TASK DIRECTIONS: Bring together all lines of the material below that contain the string "file".

MATERIAL TO PROCESS:

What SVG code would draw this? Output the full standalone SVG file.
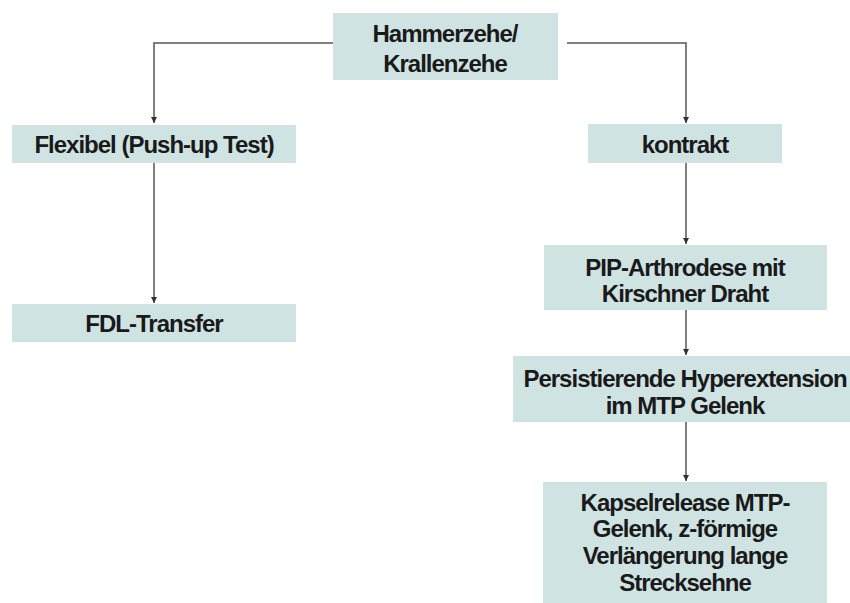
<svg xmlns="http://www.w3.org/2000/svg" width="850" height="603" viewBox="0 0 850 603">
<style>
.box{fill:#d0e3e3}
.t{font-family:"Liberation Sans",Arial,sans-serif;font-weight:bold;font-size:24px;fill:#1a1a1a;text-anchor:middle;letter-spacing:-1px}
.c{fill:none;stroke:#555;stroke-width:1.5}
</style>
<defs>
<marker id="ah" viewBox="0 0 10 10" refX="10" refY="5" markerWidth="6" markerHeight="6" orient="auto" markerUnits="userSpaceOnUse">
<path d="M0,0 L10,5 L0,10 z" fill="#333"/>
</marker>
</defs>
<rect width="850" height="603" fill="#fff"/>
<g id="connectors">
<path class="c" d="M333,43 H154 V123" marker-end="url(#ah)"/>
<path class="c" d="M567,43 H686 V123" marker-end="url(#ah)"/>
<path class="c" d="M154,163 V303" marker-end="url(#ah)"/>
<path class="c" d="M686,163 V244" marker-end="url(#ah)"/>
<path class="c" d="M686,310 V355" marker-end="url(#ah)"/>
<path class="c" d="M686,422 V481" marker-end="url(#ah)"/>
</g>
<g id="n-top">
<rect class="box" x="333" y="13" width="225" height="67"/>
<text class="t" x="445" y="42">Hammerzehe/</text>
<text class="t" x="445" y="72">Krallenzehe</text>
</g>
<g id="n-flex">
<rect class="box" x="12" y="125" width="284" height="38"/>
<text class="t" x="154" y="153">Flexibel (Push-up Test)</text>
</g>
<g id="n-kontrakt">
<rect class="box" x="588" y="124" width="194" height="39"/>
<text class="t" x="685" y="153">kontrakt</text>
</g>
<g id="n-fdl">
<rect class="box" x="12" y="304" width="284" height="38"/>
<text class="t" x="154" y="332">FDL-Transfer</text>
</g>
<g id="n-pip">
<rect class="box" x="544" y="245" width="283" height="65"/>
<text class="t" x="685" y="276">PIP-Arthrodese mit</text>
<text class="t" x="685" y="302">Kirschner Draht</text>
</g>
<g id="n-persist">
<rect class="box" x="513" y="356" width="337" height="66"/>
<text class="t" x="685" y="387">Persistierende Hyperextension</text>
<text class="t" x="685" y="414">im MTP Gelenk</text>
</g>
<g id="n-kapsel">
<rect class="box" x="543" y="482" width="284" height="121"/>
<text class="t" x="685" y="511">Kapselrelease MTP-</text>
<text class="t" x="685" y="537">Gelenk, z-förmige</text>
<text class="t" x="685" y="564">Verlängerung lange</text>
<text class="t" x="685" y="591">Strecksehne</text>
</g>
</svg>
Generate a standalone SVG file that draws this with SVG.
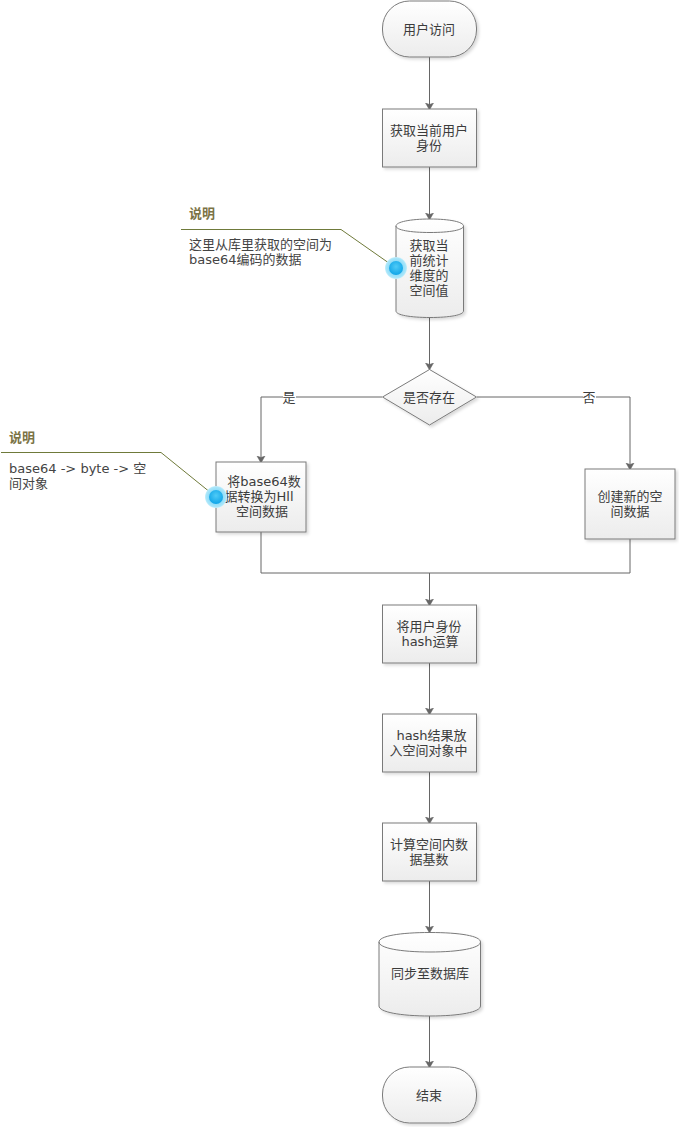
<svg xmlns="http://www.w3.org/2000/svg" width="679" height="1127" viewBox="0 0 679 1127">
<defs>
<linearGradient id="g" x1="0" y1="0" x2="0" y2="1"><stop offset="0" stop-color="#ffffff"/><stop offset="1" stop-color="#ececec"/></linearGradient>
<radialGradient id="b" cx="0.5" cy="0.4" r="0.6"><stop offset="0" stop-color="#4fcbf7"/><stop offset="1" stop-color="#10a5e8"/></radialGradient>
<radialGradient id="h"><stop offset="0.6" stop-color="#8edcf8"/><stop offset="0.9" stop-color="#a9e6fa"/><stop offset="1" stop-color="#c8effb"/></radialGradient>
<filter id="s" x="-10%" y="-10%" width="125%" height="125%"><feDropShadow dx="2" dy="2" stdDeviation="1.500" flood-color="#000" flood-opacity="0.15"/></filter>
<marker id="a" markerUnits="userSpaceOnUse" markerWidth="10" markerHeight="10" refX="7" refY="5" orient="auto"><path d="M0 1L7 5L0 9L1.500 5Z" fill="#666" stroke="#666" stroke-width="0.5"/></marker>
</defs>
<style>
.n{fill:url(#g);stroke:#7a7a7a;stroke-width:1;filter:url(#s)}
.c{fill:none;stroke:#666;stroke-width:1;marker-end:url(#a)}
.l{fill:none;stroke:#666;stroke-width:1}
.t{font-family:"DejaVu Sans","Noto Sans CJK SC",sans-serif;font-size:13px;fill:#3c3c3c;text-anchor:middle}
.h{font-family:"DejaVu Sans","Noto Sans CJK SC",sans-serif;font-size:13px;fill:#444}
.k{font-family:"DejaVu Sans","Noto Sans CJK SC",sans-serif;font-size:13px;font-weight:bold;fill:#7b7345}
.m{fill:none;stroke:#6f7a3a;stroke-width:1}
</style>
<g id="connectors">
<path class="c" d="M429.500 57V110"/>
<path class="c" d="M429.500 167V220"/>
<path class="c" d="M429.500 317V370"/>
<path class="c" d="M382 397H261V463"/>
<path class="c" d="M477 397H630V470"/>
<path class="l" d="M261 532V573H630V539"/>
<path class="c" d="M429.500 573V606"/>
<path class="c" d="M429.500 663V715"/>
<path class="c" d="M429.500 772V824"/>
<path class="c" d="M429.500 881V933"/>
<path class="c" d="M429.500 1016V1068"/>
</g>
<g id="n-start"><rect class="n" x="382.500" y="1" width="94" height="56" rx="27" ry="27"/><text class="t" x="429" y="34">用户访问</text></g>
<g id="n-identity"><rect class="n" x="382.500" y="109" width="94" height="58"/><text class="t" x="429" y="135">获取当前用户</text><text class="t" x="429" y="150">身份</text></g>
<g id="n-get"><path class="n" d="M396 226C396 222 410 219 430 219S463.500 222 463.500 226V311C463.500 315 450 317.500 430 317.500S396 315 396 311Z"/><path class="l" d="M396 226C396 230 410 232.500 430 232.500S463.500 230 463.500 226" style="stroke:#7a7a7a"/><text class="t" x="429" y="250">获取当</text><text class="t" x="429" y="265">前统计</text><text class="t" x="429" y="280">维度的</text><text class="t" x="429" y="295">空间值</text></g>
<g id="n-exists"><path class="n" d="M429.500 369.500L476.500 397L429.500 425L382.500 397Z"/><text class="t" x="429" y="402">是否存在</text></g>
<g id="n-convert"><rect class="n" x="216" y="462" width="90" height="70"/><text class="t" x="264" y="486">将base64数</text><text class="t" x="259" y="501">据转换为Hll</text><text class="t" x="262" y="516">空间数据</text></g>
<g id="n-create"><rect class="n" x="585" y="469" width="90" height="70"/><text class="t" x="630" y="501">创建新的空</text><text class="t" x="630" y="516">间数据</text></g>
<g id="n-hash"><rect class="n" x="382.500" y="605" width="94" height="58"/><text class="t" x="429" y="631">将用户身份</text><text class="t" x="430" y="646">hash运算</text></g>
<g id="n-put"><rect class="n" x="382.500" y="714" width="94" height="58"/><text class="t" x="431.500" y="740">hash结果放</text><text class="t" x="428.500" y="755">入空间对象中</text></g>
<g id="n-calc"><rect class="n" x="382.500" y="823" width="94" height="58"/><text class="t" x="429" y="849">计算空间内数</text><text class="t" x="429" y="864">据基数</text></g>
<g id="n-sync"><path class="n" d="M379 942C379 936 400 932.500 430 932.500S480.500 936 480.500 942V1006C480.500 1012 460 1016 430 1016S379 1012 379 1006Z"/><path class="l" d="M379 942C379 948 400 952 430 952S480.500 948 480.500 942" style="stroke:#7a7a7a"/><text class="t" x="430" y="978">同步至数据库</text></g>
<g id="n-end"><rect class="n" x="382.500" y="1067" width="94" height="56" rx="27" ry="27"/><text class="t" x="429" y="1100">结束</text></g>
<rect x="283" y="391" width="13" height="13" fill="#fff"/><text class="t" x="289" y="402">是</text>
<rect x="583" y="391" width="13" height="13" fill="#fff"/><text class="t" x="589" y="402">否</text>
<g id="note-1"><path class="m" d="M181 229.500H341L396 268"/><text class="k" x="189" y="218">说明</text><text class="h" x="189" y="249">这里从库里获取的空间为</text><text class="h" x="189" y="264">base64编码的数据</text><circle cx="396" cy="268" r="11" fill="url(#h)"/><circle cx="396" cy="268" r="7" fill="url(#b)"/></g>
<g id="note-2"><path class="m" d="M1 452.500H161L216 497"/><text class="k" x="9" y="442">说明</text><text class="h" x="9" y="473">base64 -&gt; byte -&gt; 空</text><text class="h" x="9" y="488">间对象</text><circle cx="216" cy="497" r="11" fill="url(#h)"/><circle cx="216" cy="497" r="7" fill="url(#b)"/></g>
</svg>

FINISHED TASK:
What SVG code would draw this? Output the full standalone SVG file.
Generate a standalone SVG file that draws this with SVG.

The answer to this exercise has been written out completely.